Thanks for the feedback–I’m so glad you enjoyed them! It’s definitely one of my favorite go-to recipes around here!
I made these stuffed peppers today. My husband said I hit one out of the park.
They were so good and full of great flavors.
So glad to hear it! Thanks for letting me know! I keep a stash in my freezer too–easy to grab one in the morning to bring to work!
We are waiting for it to come out of the oven, but the filling is delicious.I know it will be even better all done.
ooh awesome–enjoy! I love that it makes enough filling so that I can pick at it while I stuff the peppers!
Saw this on Pinterest and made it tonight with collards. Excellent. Thanks for this idea!
So glad you enjoyed it!
Love this recipe. Had so much left over used in Tao salad the next night. Was super delicious
Glad to hear you enjoyed it! It does make a lot–sometimes we use the extra filling to make soft tacos. Tao salad sounds excellent too!
I need to know the sodium for this recipe please.
Hi April — the amount of sodium will vary depending on the salsa you use, as the only other sodium is what’s naturally occurring in the ingredients. That being said, I entered this into myfitnesspal.com to get the nutrition breakdown (http://www.myfitnesspal.com/recipe/view/67636666609261), and *without* the salsa, it’s approximately 96mg sodium per serving. That number will increase with the salsa, so finding a low-sodium variety (or making your own) will be your best bet–It seems the jars I have around here run about 70mg/serving just on their own! Hope this helps!
Love it and plan to share. Do you know the calorie count on this? Mine are in the oven, so excited. My husband had a heart attack and is on a very low sodium diet, my sample was packed full of flavor! I am a calorie counter and that pack with now low sodium….I feel I hit the jackpot with this! Thank you .

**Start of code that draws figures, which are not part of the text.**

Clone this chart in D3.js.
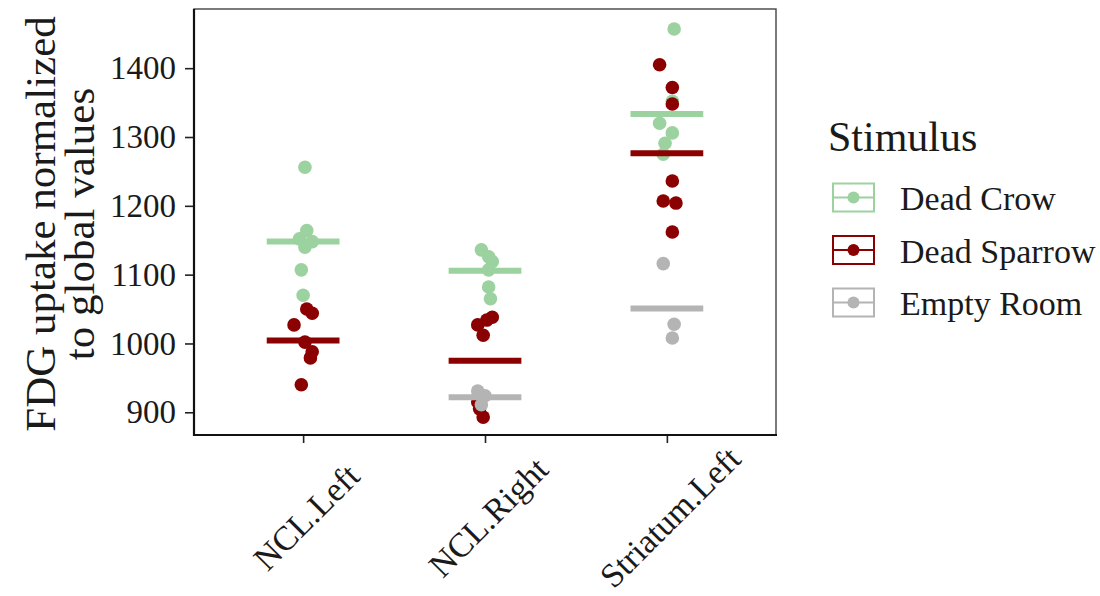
<!DOCTYPE html>
<html>
<head>
<meta charset="utf-8">
<script src="https://cdn.jsdelivr.net/npm/d3@7"></script>
<style>
  body { margin: 0; background: #fff; }
  text { font-family: "Liberation Serif", "Times New Roman", serif; fill: #1a1a1a; }
</style>
</head>
<body>
<div id="chart"></div>
<script>
const regions = ['NCL.Left', 'NCL.Right', 'Striatum.Left'];
const stimuli = ['Dead Crow', 'Dead Sparrow', 'Empty Room'];
const yTicks = [900, 1000, 1100, 1200, 1300, 1400];

// values, per stimulus and region
const crowLeft = [1256, 1164, 1152, 1148, 1140, 1107, 1070];
const crowRight = [1136, 1126, 1119, 1107, 1082, 1065];
const crowStriatum = [1457, 1352, 1320, 1306, 1291, 1275];
const sparrowLeft = [1050, 1044, 1027, 1002, 988, 979, 940];
const sparrowRight = [1038, 1034, 1027, 1012, 915, 905, 893];
const sparrowStriatum = [1405, 1372, 1348, 1236, 1207, 1204, 1162];
const emptyRight = [931, 924, 911];
const emptyStriatum = [1116, 1028, 1008];

// horizontal jitter of each point, in category units
const crowLeftJit = [0.01, 0.02, -0.02, 0.05, 0.01, -0.01, 0];
const crowRightJit = [-0.02, 0.02, 0.04, 0.02, 0.02, 0.03];
const crowStriatumJit = [0.04, 0.03, -0.04, 0.03, -0.01, -0.02];
const sparrowLeftJit = [0.02, 0.05, -0.05, 0.01, 0.05, 0.04, -0.01];
const sparrowRightJit = [0.04, 0.01, -0.04, -0.01, -0.04, -0.03, -0.01];
const sparrowStriatumJit = [-0.04, 0.03, 0.03, 0.03, -0.02, 0.05, 0.03];
const emptyRightJit = [-0.04, 0.0, -0.02];
const emptyStriatumJit = [-0.02, 0.04, 0.03];

const colors = ['#9bd29f', '#8b0000', '#b4b4b4'];

const groups = [
  { stim: 'Dead Crow', region: 'NCL.Left', vals: crowLeft, jit: crowLeftJit },
  { stim: 'Dead Crow', region: 'NCL.Right', vals: crowRight, jit: crowRightJit },
  { stim: 'Dead Crow', region: 'Striatum.Left', vals: crowStriatum, jit: crowStriatumJit },
  { stim: 'Dead Sparrow', region: 'NCL.Left', vals: sparrowLeft, jit: sparrowLeftJit },
  { stim: 'Dead Sparrow', region: 'NCL.Right', vals: sparrowRight, jit: sparrowRightJit },
  { stim: 'Dead Sparrow', region: 'Striatum.Left', vals: sparrowStriatum, jit: sparrowStriatumJit },
  { stim: 'Empty Room', region: 'NCL.Right', vals: emptyRight, jit: emptyRightJit },
  { stim: 'Empty Room', region: 'Striatum.Left', vals: emptyStriatum, jit: emptyStriatumJit }
];

const width = 1100, height = 596;
const panel = { left: 194, top: 9, right: 776, bottom: 435 };

const color = d3.scaleOrdinal().domain(stimuli).range(colors);

// discrete axis with ggplot-style 0.6 expansion on each side
const x = d3.scaleLinear().domain([-0.6, regions.length - 1 + 0.6]).range([panel.left, panel.right]);
const xPos = (region, off) => x(regions.indexOf(region) + (off || 0));
const y = d3.scaleLinear().domain([867, 1486]).range([panel.bottom, panel.top]);

const svg = d3.select('#chart').append('svg')
  .attr('width', width)
  .attr('height', height);

// panel border
svg.append('rect')
  .attr('x', panel.left)
  .attr('y', panel.top)
  .attr('width', panel.right - panel.left)
  .attr('height', panel.bottom - panel.top)
  .attr('fill', 'none')
  .attr('stroke', '#444')
  .attr('stroke-width', 1.4);

// y axis
const yAxis = svg.append('g')
  .attr('transform', `translate(${panel.left},0)`)
  .call(d3.axisLeft(y).tickValues(yTicks).tickSize(9).tickPadding(9).tickFormat(d3.format('d')));
yAxis.select('.domain').remove();
yAxis.selectAll('.tick line').attr('stroke', '#222').attr('stroke-width', 1.6);
yAxis.selectAll('.tick text')
  .attr('font-size', 33)
  .attr('fill', '#1a1a1a')
  .attr('font-family', '"Liberation Serif", serif');

// x axis
const xAxis = svg.append('g')
  .attr('transform', `translate(0,${panel.bottom})`)
  .call(d3.axisBottom(x).tickValues(d3.range(regions.length)).tickSize(8).tickFormat(''));
xAxis.select('.domain').remove();
xAxis.selectAll('.tick line').attr('stroke', '#222').attr('stroke-width', 1.6);

// rotated category labels, centred a little right of and below each tick
svg.append('g').selectAll('text')
  .data(regions)
  .enter().append('text')
  .attr('transform', d => `translate(${xPos(d) + 3},${panel.bottom + 82}) rotate(-45)`)
  .attr('text-anchor', 'middle')
  .attr('dy', '0.35em')
  .attr('font-size', 34)
  .text(d => d);

// axis lines (left and bottom drawn heavier)
svg.append('line')
  .attr('x1', panel.left).attr('x2', panel.left)
  .attr('y1', panel.top).attr('y2', panel.bottom + 1)
  .attr('stroke', '#111').attr('stroke-width', 2.2);
svg.append('line')
  .attr('x1', panel.left - 1).attr('x2', panel.right + 1)
  .attr('y1', panel.bottom).attr('y2', panel.bottom)
  .attr('stroke', '#111').attr('stroke-width', 2.2);

// y title
const yTitle = svg.append('text')
  .attr('transform', 'translate(0,224) rotate(-90)')
  .attr('text-anchor', 'middle')
  .attr('font-size', 43);
yTitle.append('tspan').attr('x', 0).attr('y', 55).text('FDG uptake normalized');
yTitle.append('tspan').attr('x', 0).attr('y', 94).text('to global values');

// points
const points = [];
groups.forEach(g => {
  g.vals.forEach((v, i) => points.push({ stim: g.stim, region: g.region, value: v, jit: g.jit[i] }));
});

svg.append('g').selectAll('circle')
  .data(points)
  .enter().append('circle')
  .attr('cx', d => xPos(d.region, d.jit))
  .attr('cy', d => y(d.value))
  .attr('r', 6.8)
  .attr('fill', d => color(d.stim));

// group means as flat crossbars
const halfWidth = 0.2;
svg.append('g').selectAll('line')
  .data(groups)
  .enter().append('line')
  .attr('x1', d => xPos(d.region, -halfWidth))
  .attr('x2', d => xPos(d.region, halfWidth))
  .attr('y1', d => y(d3.mean(d.vals)))
  .attr('y2', d => y(d3.mean(d.vals)))
  .attr('stroke', d => color(d.stim))
  .attr('stroke-width', 6);

// legend
const legend = svg.append('g').attr('transform', 'translate(828,0)');
legend.append('text')
  .attr('x', 0)
  .attr('y', 151)
  .attr('font-size', 42)
  .text('Stimulus');

const keys = legend.selectAll('g.key')
  .data(stimuli)
  .enter().append('g')
  .attr('class', 'key')
  .attr('transform', (d, i) => `translate(0,${197.5 + i * 52.5})`);

keys.append('rect')
  .attr('x', 5).attr('y', -14)
  .attr('width', 41).attr('height', 28)
  .attr('fill', 'none')
  .attr('stroke', d => color(d))
  .attr('stroke-width', 2);
keys.append('line')
  .attr('x1', 5).attr('x2', 46)
  .attr('y1', 0).attr('y2', 0)
  .attr('stroke', d => color(d))
  .attr('stroke-width', 2.2);
keys.append('circle')
  .attr('cx', 25.5).attr('cy', 0)
  .attr('r', 6)
  .attr('fill', d => color(d));
keys.append('text')
  .attr('x', 72)
  .attr('y', 12.5)
  .attr('font-size', 34)
  .text(d => d);
</script>
</body>
</html>
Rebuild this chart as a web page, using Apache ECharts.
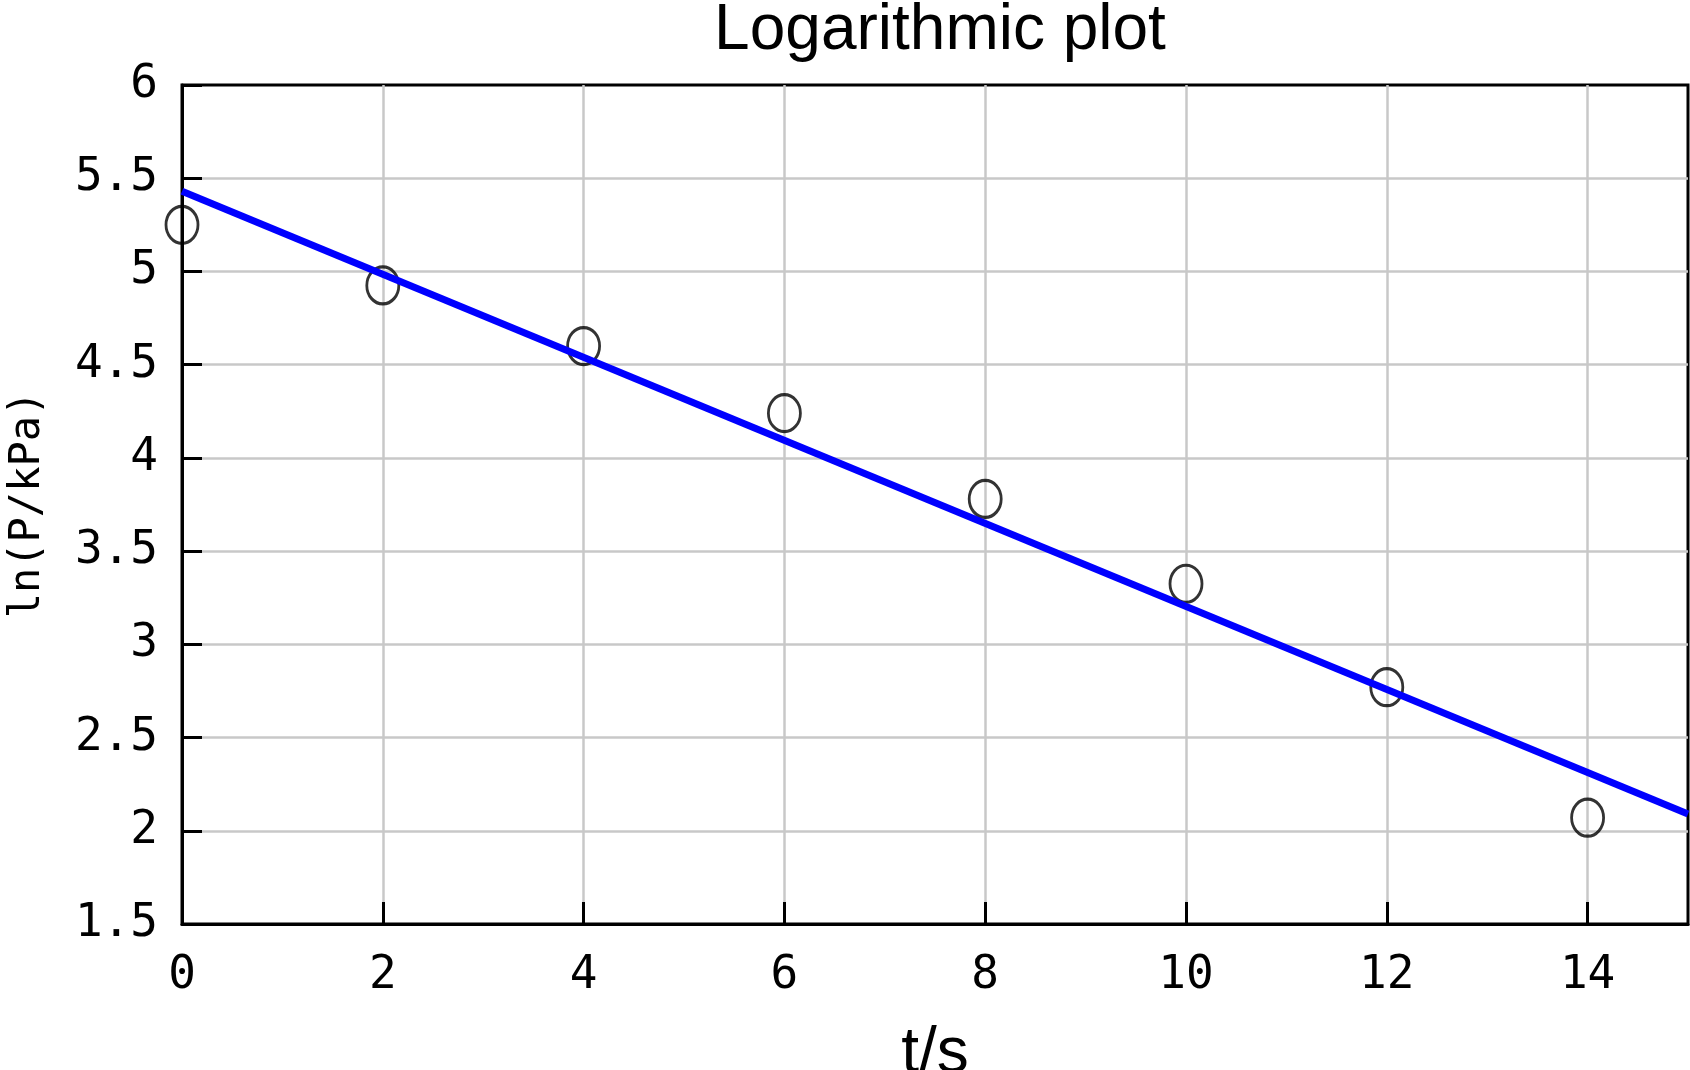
<!DOCTYPE html>
<html>
<head>
<meta charset="utf-8">
<script src="https://cdn.jsdelivr.net/npm/echarts@6/dist/echarts.min.js"></script>
<style>
html,body{margin:0;padding:0;background:#fff;}
#chart{width:1690px;height:1070px;}
</style>
</head>
<body>
<div id="chart"></div>
<script>
// Data
const tValues = [0, 2, 4, 6, 8, 10, 12, 14];
const lnP = [5.25, 4.925, 4.60, 4.24, 3.78, 3.325, 2.77, 2.07];
const fitT = [0, 15];
const fitLnP = [5.43, 2.09];

const titleText = 'Logarithmic plot';
const xName = 't/s';
const yName = 'ln(P/kPa)';

const monoFont = '"DejaVu Sans Mono", "Liberation Mono", monospace';
const narrowFont = '"Liberation Sans Narrow", "Liberation Sans", Arial, sans-serif';

const chart = echarts.init(document.getElementById('chart'), null, {renderer: 'canvas'});
chart.setOption({
  animation: false,
  backgroundColor: '#ffffff',
  title: {
    text: titleText,
    left: 935,
    textAlign: 'center',
    top: -6,
    textStyle: {fontFamily: narrowFont, fontSize: 64, fontWeight: 'normal', color: '#000'}
  },
  grid: {
    left: 182, right: 2, top: 85, bottom: 146,
    containLabel: false,
    outerBoundsMode: 'none',
    show: true, borderColor: '#000', borderWidth: 3, backgroundColor: 'transparent'
  },
  xAxis: {
    type: 'value', min: 0, max: 15, interval: 2,
    name: xName, nameLocation: 'middle', nameGap: 98,
    nameTextStyle: {fontFamily: narrowFont, fontSize: 64, color: '#000'},
    axisLine: {show: true, onZero: false, lineStyle: {color: '#000', width: 3}},
    axisTick: {show: true, inside: true, length: 22, lineStyle: {color: '#000', width: 3}},
    axisLabel: {showMaxLabel: false, margin: 29, fontFamily: monoFont, fontSize: 46, color: '#000'},
    splitLine: {show: true, showMinLine: false, showMaxLine: false, lineStyle: {color: '#c8c8c8', width: 2.5}}
  },
  yAxis: {
    type: 'value', min: 1.5, max: 6, interval: 0.5,
    name: yName, nameLocation: 'middle', nameGap: 133,
    nameTextStyle: {fontFamily: monoFont, fontSize: 42, color: '#000'},
    axisLine: {show: true, onZero: false, lineStyle: {color: '#000', width: 3}},
    axisTick: {show: true, inside: true, length: 20, lineStyle: {color: '#000', width: 3}},
    axisLabel: {margin: 24, fontFamily: monoFont, fontSize: 46, color: '#000'},
    splitLine: {show: true, showMinLine: false, showMaxLine: false, lineStyle: {color: '#c8c8c8', width: 2.5}}
  },
  series: [
    {
      type: 'scatter',
      data: tValues.map((t, i) => [t, lnP[i]]),
      symbol: 'circle',
      symbolSize: [32, 37],
      itemStyle: {color: 'transparent', borderColor: '#000', borderWidth: 3},
      clip: true,
      z: 2
    },
    {
      type: 'line',
      data: fitT.map((t, i) => [t, fitLnP[i]]),
      showSymbol: false,
      lineStyle: {color: '#0000ff', width: 7},
      clip: true,
      z: 3
    }
  ]
});
</script>
</body>
</html>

Hope you enjoyed them! I’ll have to see if I can figure out the calorie count!
I made this dish last night. Delicious and flavorful! It is in the dinner lineup.
So glad you enjoyed it!
How are they 96 mg of sodium counting the salsa, when you did not add in the cheese? Cheese of any kind is pretty high in sodium. I want to make these but am afraid one half will exceed at least 250 mg of sodium with the pico and cheese and without, wont taste the same. I have to be very careful of my sodium for medical reasons. Thanks!
Hi there! The 96 mg is the calculation without the salsa. The reason I gave her the number that way is because sodium in salsa can vary wildly, so you need to check the label carefully. When I rerun it with the salsa (Casa Sanchez low sodium salsa), it gives me 130.8mg on the sodium, 285 calories per serving. This includes the cheese. Each serving is only getting about 2tsp of cheese, which should be about 40mg sodium, although there may be low sodium cheese out there too. Hope this helps!
I did make these last night and they were so good! I ended up making my own salsa as I could not find any low sodium salsa in my area (very rural) and used fresh chopped jalapeños throughout the mix as well as shredded Swiss cheese since it has 55 mg of sodium per 1/4 cup. They were so good! I have enough mixture left over to make a couple of cabbage rolls later in the week! Thanks so much for an awesome alternative! I am staying way below my 1,500 allowance per day!
I’m so glad it worked out for you! It probably tasted better with the homemade salsa anyway!
I would love to have the nutrition information and any of these recipes
Used to be on a very strict sodium diet and my husband found this. Soooo goood. I no longer have the sodium restriction but still make them because they are just that good! Thank you so much!